I'm still in the process of trying to figure out where the address boundary error is happening precisely, but I am suspicious that it is around the open and closing of connections.
I'm still looking in to this issue. Will need to probably utilize a custom compiled ERTS with valgrind compiled with it.
I'm still having a difficult time trying to figure what exactly is causing this.
Here is the test that reproduces the issue.
https://github.com/elixir-sqlite/exqlite/compare/segfault-hunting
I believe something funky is happening when a DBConnection
times out. There is no callback to handle that defined upstream to allow for a graceful tear down of resources.
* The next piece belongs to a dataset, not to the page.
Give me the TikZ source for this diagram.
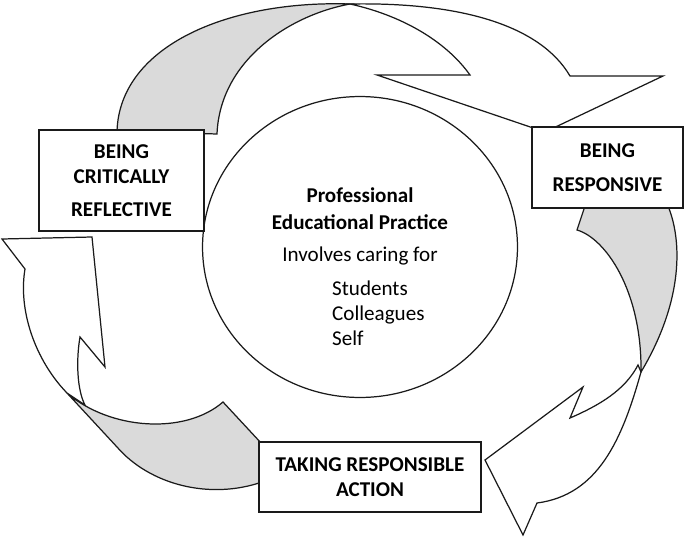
\documentclass[tikz,border=0pt]{standalone}
\usepackage{fontspec}
\setmainfont{Carlito}
\usetikzlibrary{shapes.geometric}
\definecolor{cycLine}{HTML}{1A1A1A}
\definecolor{cycBack}{HTML}{DADADA}
\tikzset{
  cyclefig/.style={
    x=0.02cm, y=-0.02cm,
    every node/.append style={font=\fontsize{12}{14.2}\selectfont},
  },
  ribbon/.style={draw=cycLine, line width=0.7pt, fill=white},
  % Rueckseite des verdrehten Bandes: grau gefuellt.
  ribbonback/.style={ribbon, fill=cycBack},
  stagebox/.style={
    draw=cycLine, line width=0.7pt, fill=white, align=center, inner sep=0pt,
    font=\fontsize{12}{14.2}\selectfont\bfseries,
  },
  hub/.style={draw=cycLine, line width=0.7pt, ellipse, minimum width=6.3cm, minimum height=6.02cm},
}

\begin{document}
\begin{tikzpicture}[cyclefig]
  \useasboundingbox (0,0) rectangle (685,537);
  % Pfeil oben: reflektierend -> responsiv
  \filldraw[ribbonback] (117,131) .. controls (120,45) and (230,0) .. (350,4)
    .. controls (290,15) and (220,60) .. (217,134) -- cycle;
  \filldraw[ribbon] (350,4) .. controls (460,2) and (540,25) .. (570,76)
    -- (663,76) -- (545,132) -- (377,75) -- (470,75)
    .. controls (445,40) and (400,15) .. (350,4) -- cycle;
  % Pfeil rechts: responsiv -> Handeln
  \filldraw[ribbonback] (585,206) -- (577,230) .. controls (605,238) and (642,290) .. (641,372)
    .. controls (684,300) and (682,240) .. (668,206) -- cycle;
  \filldraw[ribbon] (641,372) .. controls (622,440) and (598,495) .. (537,503)
    -- (523,535) -- (485,460) -- (583,387) -- (570,418)
    .. controls (600,405) and (625,390) .. (638,365) -- cycle;
  % Pfeil links: Handeln -> reflektierend
  \filldraw[ribbonback] (67,393) -- (117,447) .. controls (150,485) and (210,500) .. (262,482)
    -- (262,444) -- (223,402) .. controls (185,435) and (110,430) .. (67,393) -- cycle;
  \filldraw[ribbon] (67,393) .. controls (35,360) and (18,310) .. (25,269)
    -- (2,239) -- (92,237) -- (105,367) -- (80,337)
    .. controls (76,360) and (77,390) .. (85,405) -- cycle;

  \node[hub] (practice) at (360,247) {};
  \node[font=\fontsize{12}{15.4}\selectfont\bfseries, align=center] (title) at (360,209) {Professional\\Educational Practice};
  \node (caring) at (360,256) {Involves caring for};
  \node[align=left, anchor=west] (who) at (326,313) {Students\\Colleagues\\Self};

  \node[stagebox, minimum width=3.3cm, minimum height=2.02cm] (reflective) at (121.5,180.5) {BEING\\CRITICALLY\\[4.5pt]REFLECTIVE};
  \node[stagebox, minimum width=3.02cm, minimum height=1.62cm] (responsive) at (607.5,167.5) {BEING\\[5pt]RESPONSIVE};
  \node[stagebox, minimum width=4.44cm, minimum height=1.4cm] (action) at (370,477) {TAKING RESPONSIBLE\\ACTION};
\end{tikzpicture}
\end{document}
I don't have any concrete evidence yet, but I believe a reference to an sqlite database in memory is getting garbage collected when it shouldn't be, or a statement is getting garbage collected at the wrong time.
I do believe I am going to take some time and implement https://www.erlang.org/doc/man/erl_nif.html#enif_open_resource_type_x which has a ErlNifResourceDown
callback that may be useful for this project to gracefully stop any running queries and do some better clean up.